I have done a quick review of African stock exchanges’ use of social media to connect with the broader investment public. I considered whether the stock exchange website had a feedback centre, email alerts, categorised email alerts, RSS, a watchlist function, client login, categorised RSS feeds, Facebook, Twitter and YouTube. 10 categories in all.
My review was cursory as I wanted to get a general feel for whether certain aspects of social media were being adopted by Africa’s stock exchanges. The spider diagram above summarises the % incidence of basic interactivity & social media indicators on stock exchange websites. The long and the short of this quick review is that social media is not seriously on any agenda of African stock exchanges. This, when Africa’s new Facebook statistics show a total of 37.7m users as at 31 December 2011. This, when the African Stock Exchanges Association is theoretically lacking strategic direction and when it’s raison d’etre is being eroded by regional stock exchange associations. There is ample scope for these organisations to seriously consider the extent of the opportunity offered by social media and other online platforms, especially in coal-face investor education initiatives.
Here are the various country scores representing how many of the 10 main indicators above appeared on African stock exchange websites – 100% is all of them appeared, 10% is only one appeared:-
Interestingly the Stock Exchange of Mauritius does not score highly but the exchange does have a very comprehensive website – just little interactivity. Zimbabwe’s website is currently being re-developed and it will be interesting to see where this emerging exchange fits into the overall ratings above.

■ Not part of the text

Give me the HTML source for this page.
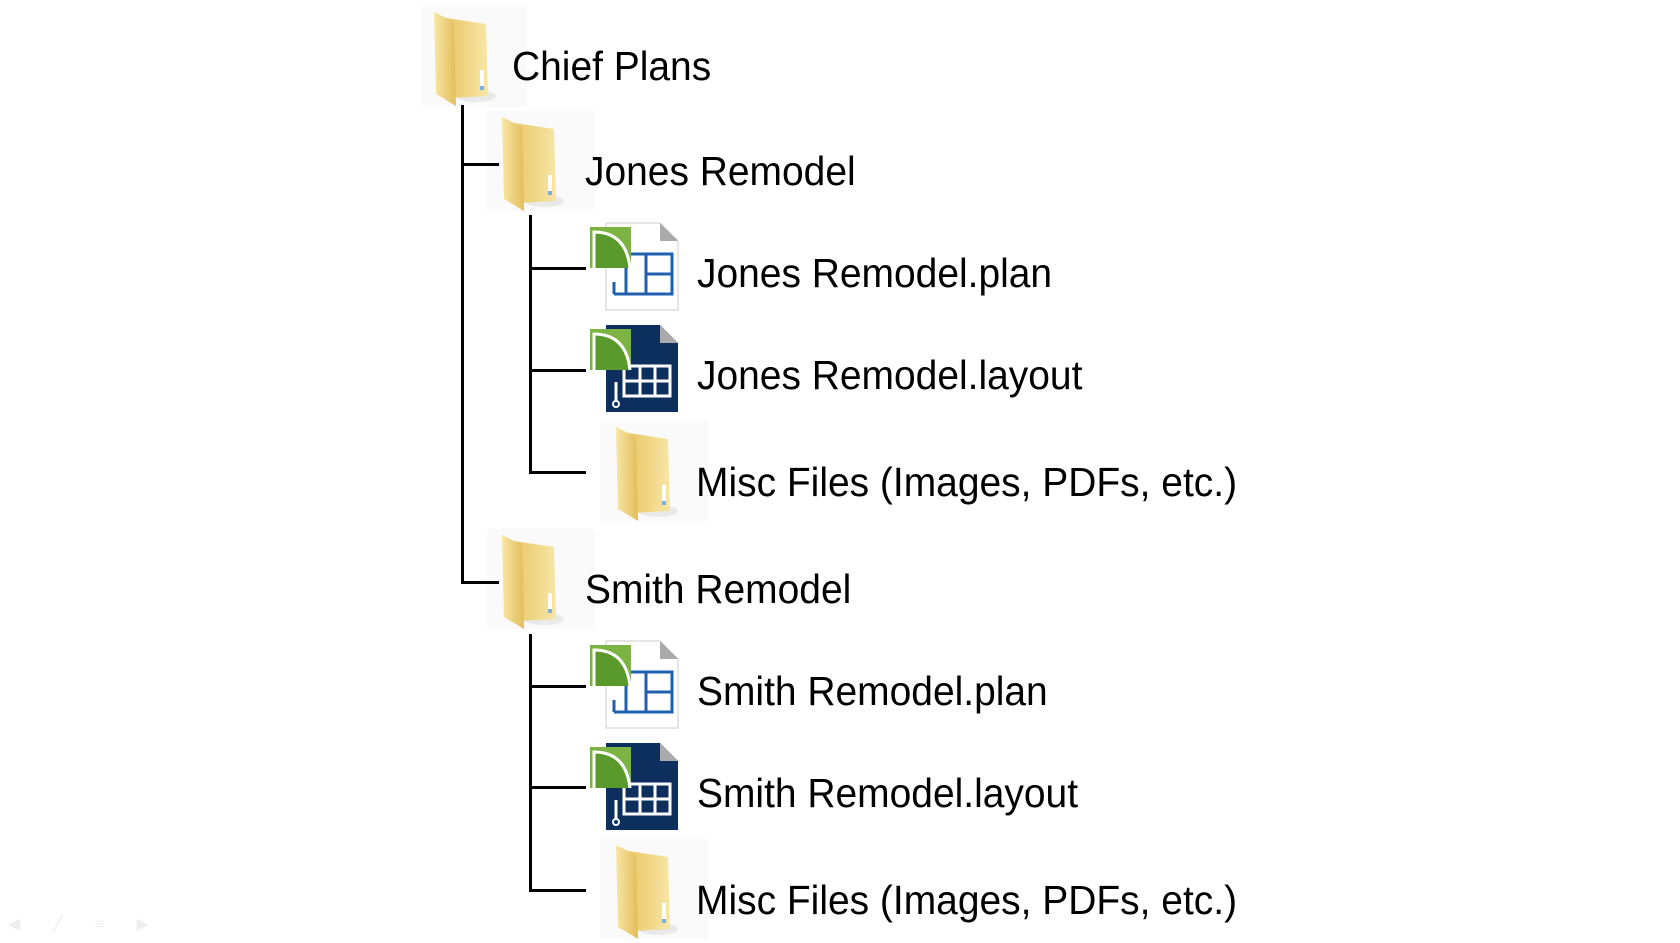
<!DOCTYPE html>
<html><head><meta charset="utf-8"><style>
html,body{margin:0;padding:0;background:#fff;}
body{width:1680px;height:943px;position:relative;overflow:hidden;font-family:"Liberation Sans",sans-serif;}
.t{position:absolute;font-size:41px;color:#000;white-space:nowrap;transform:scaleX(0.95);transform-origin:left center;line-height:48px;}
.l{position:absolute;background:#000;}
svg.i{position:absolute;}
.bg{position:absolute;background:#fafafa;}
</style></head><body>
<svg width="0" height="0" style="position:absolute">
<defs>
<linearGradient id="fb" x1="0" x2="1"><stop offset="0" stop-color="#e9c766"/><stop offset="1" stop-color="#f7e6a6"/></linearGradient>
<linearGradient id="ff" x1="0" x2="1"><stop offset="0" stop-color="#f8e7a4"/><stop offset="1" stop-color="#e2bd5a"/></linearGradient>
<symbol id="fold" viewBox="0 0 64 94">
<ellipse cx="44" cy="84" rx="20" ry="6" fill="#ddd" opacity=".6"/>
<polygon points="14,6 54,12 56,84 18,86" fill="url(#fb)"/>
<rect x="48" y="58" width="4" height="20" fill="#fff"/><rect x="48" y="74" width="4" height="4" fill="#7ab0e0"/>
<polygon points="2,0 22,10 24,94 4,82" fill="url(#ff)"/>
</symbol>
<symbol id="plan" viewBox="0 0 92 92">
<polygon points="16,1 70,1 88,19 88,88 16,88" fill="#fff" stroke="#ccc"/>
<polygon points="70,1 88,19 70,19" fill="#aaa"/>
<rect x="36" y="32" width="46" height="40" fill="none" stroke="#1f5fb0" stroke-width="3"/>
<line x1="56" y1="32" x2="56" y2="72" stroke="#1f5fb0" stroke-width="3"/>
<line x1="56" y1="52" x2="82" y2="52" stroke="#1f5fb0" stroke-width="3"/>
<line x1="24" y1="60" x2="24" y2="72" stroke="#1f5fb0" stroke-width="3"/>
<line x1="24" y1="72" x2="36" y2="72" stroke="#1f5fb0" stroke-width="3"/>
<rect x="0" y="5" width="41" height="41" fill="#7cb342"/>
<path d="M4 46 V10 Q36 10 40 46" fill="#5a9a2c" stroke="#fff" stroke-width="3"/>
</symbol>
<symbol id="lay" viewBox="0 0 92 92">
<polygon points="16,1 70,1 88,19 88,88 16,88" fill="#0d2f5e"/>
<polygon points="70,1 88,19 70,19" fill="#aaa"/>
<path d="M34 42 H80 V72 H34 Z M50 42 V72 M34 57 H80 M65 42 V72" fill="none" stroke="#fff" stroke-width="3"/>
<path d="M26 58 V78" stroke="#fff" stroke-width="3"/><circle cx="26" cy="80" r="3" fill="none" stroke="#fff" stroke-width="2"/>
<rect x="0" y="5" width="41" height="41" fill="#7cb342"/>
<path d="M4 46 V10 Q36 10 40 46" fill="#5a9a2c" stroke="#fff" stroke-width="3"/>
</symbol>
</defs></svg>

<div class="bg" style="left:421px;top:5px;width:106px;height:102px"></div>
<div class="bg" style="left:487px;top:111px;width:108px;height:100px"></div>
<div class="bg" style="left:600px;top:421px;width:108px;height:100px"></div>
<div class="bg" style="left:487px;top:529px;width:108px;height:100px"></div>
<div class="bg" style="left:600px;top:839px;width:108px;height:100px"></div>

<!-- lines -->
<div class="l" style="left:461px;top:105px;width:3px;height:479px"></div>
<div class="l" style="left:461px;top:163px;width:38px;height:3px"></div>
<div class="l" style="left:461px;top:581px;width:38px;height:3px"></div>
<div class="l" style="left:529px;top:215px;width:3px;height:258px"></div>
<div class="l" style="left:529px;top:267px;width:57px;height:3px"></div>
<div class="l" style="left:529px;top:369px;width:57px;height:3px"></div>
<div class="l" style="left:529px;top:471px;width:57px;height:3px"></div>
<div class="l" style="left:529px;top:634px;width:3px;height:257px"></div>
<div class="l" style="left:529px;top:685px;width:57px;height:3px"></div>
<div class="l" style="left:529px;top:786px;width:57px;height:3px"></div>
<div class="l" style="left:529px;top:889px;width:57px;height:3px"></div>

<!-- icons -->
<svg class="i" style="left:432px;top:12px" width="64" height="94"><use href="#fold"/></svg>
<svg class="i" style="left:500px;top:117px" width="64" height="94"><use href="#fold"/></svg>
<svg class="i" style="left:614px;top:427px" width="64" height="94"><use href="#fold"/></svg>
<svg class="i" style="left:500px;top:535px" width="64" height="94"><use href="#fold"/></svg>
<svg class="i" style="left:614px;top:845px" width="64" height="94"><use href="#fold"/></svg>
<svg class="i" style="left:590px;top:222px" width="92" height="92"><use href="#plan"/></svg>
<svg class="i" style="left:590px;top:324px" width="92" height="92"><use href="#lay"/></svg>
<svg class="i" style="left:590px;top:640px" width="92" height="92"><use href="#plan"/></svg>
<svg class="i" style="left:590px;top:742px" width="92" height="92"><use href="#lay"/></svg>

<!-- text -->
<div class="t" style="left:512px;top:42px">Chief Plans</div>
<div class="t" style="left:585px;top:147px">Jones Remodel</div>
<div class="t" style="left:697px;top:249px">Jones Remodel.plan</div>
<div class="t" style="left:697px;top:351px">Jones Remodel.layout</div>
<div class="t" style="left:696px;top:458px">Misc Files (Images, PDFs, etc.)</div>
<div class="t" style="left:585px;top:565px">Smith Remodel</div>
<div class="t" style="left:697px;top:667px">Smith Remodel.plan</div>
<div class="t" style="left:697px;top:769px">Smith Remodel.layout</div>
<div class="t" style="left:696px;top:876px">Misc Files (Images, PDFs, etc.)</div>

<!-- faint nav -->
<div style="position:absolute;left:8px;top:914px;color:#eee;font-size:16px;letter-spacing:14px">◀ ╱ ≡ ▶</div>
</body></html>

Traditional capital markets regulators will argue that it is not the role of regulators to engage directly with investors. This may have been applicable in the past and certainly the prospect of African stock exchanges doing so now is scary given the absence of resources in this area. The fact is the conversation about these sorts of things needs to start happening now and a framework set out for the future.
There is no better platform than one to one communication to educate investors and an educated investor is a protected investor – and a protected investor is what African stock exchanges should be developing by the thousands, every day. But its not happening. OK the sky is not going to fall because of it, but there may be long term downsides to not engaging retail investors in African markets even if its just to provide them with corporate actions, annual reports and price sheets everyday.
My message is that these media are sitting ducks for someone to do something progressive for a change rather than lag behind the rest of the world.